Answer

**step1** Understanding the problem

We are given a quadratic equation in the form $$px^2 - 2 \sqrt{5}px + 15 = 0$$. The problem states that this equation has two equal roots and asks us to find the value of the coefficient $$p$$.

**step2** Addressing the scope of the problem

As a mathematician, I am tasked with providing a step-by-step solution to the given mathematical problem. It is important to note that quadratic equations, the concept of their roots, and the specific condition for having two equal roots are topics typically introduced and solved in higher levels of mathematics, specifically Algebra I or II, and are beyond the scope of Common Core standards for grades K-5. However, since the task explicitly asks for a step-by-step solution to this problem, I will proceed by applying the mathematically correct method required to solve it.

**step3** Identifying the condition for equal roots

For a general quadratic equation in the standard form $$ax^2 + bx + c = 0$$, the nature of its roots (solutions for $$x$$) is determined by a value called the discriminant. The discriminant is calculated as $$ \Delta = b^2 - 4ac $$. If a quadratic equation has exactly two equal roots, it means that the discriminant must be equal to zero ($$ \Delta = 0 $$).

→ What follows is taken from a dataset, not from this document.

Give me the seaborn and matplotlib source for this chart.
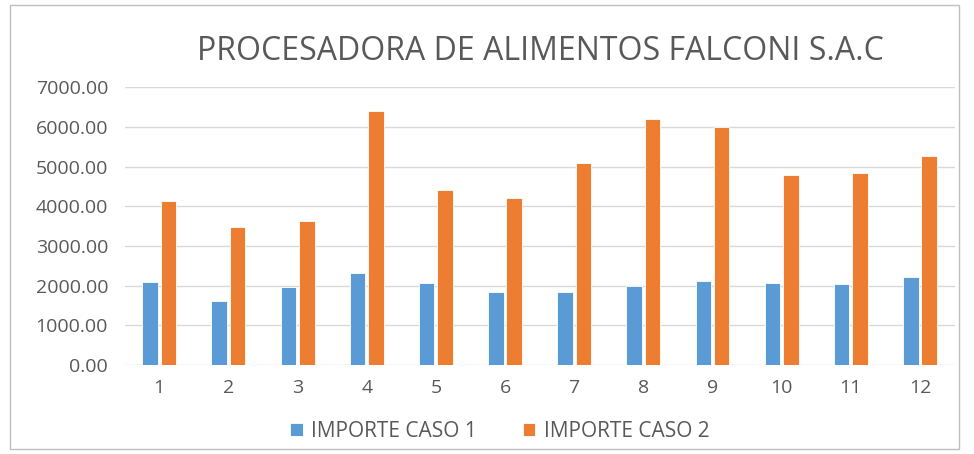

**step4** Identifying the coefficients in the given equation

Let's compare the given equation, $$px^2 - 2 \sqrt{5}px + 15 = 0$$, with the general quadratic form $$ax^2 + bx + c = 0$$.
By comparing the terms, we can identify the coefficients:
The coefficient of $$x^2$$ is $$a = p$$.
The coefficient of $$x$$ is $$b = -2\sqrt{5}p$$.
The constant term is $$c = 15$$.

**step5** Applying the discriminant condition

Since the problem states that the equation has two equal roots, we must set the discriminant to zero:
$$b^2 - 4ac = 0$$
Now, substitute the identified coefficients ($$a=p$$, $$b=-2\sqrt{5}p$$, $$c=15$$) into this equation:
$$(-2\sqrt{5}p)^2 - 4(p)(15) = 0$$

**step6** Simplifying the equation

Next, we simplify the equation.
First, calculate the square of the term $$(-2\sqrt{5}p)$$:
$$(-2\sqrt{5}p)^2 = (-2)^2 \times (\sqrt{5})^2 \times p^2 = 4 \times 5 \times p^2 = 20p^2$$
Now, substitute this back into the discriminant equation:
$$20p^2 - 60p = 0$$

**step7** Solving for p

We now have a simpler equation involving only $$p$$: $$20p^2 - 60p = 0$$.
To solve for $$p$$, we can factor out the common terms. Both $$20p^2$$ and $$60p$$ share a common factor of $$20p$$:
$$20p(p - 3) = 0$$
For this product to be zero, at least one of the factors must be zero. This gives us two possible solutions for $$p$$:
1. $$20p = 0 \implies p = 0$$
2. $$p - 3 = 0 \implies p = 3$$

**step8** Checking for valid solutions

We need to check if both possible values of $$p$$ are valid for the original quadratic equation.
If we substitute $$p = 0$$ into the original equation $$px^2 - 2 \sqrt{5}px + 15 = 0$$:
$$(0)x^2 - 2 \sqrt{5}(0)x + 15 = 0$$
$$0 - 0 + 15 = 0$$
$$15 = 0$$
This statement is false. If $$p=0$$, the equation reduces to $$15=0$$, which means it is no longer a quadratic equation and therefore cannot have roots, let alone two equal roots. Thus, $$p=0$$ is not a valid solution.

If we substitute $$p = 3$$ into the original equation:
$$(3)x^2 - 2 \sqrt{5}(3)x + 15 = 0$$
$$3x^2 - 6\sqrt{5}x + 15 = 0$$
This is a valid quadratic equation, and its discriminant will be zero, confirming it has two equal roots.

**step9** Final Answer

Based on our analysis and checks, the only valid value for $$p$$ that satisfies the condition of having two equal roots for the given quadratic equation is $$3$$.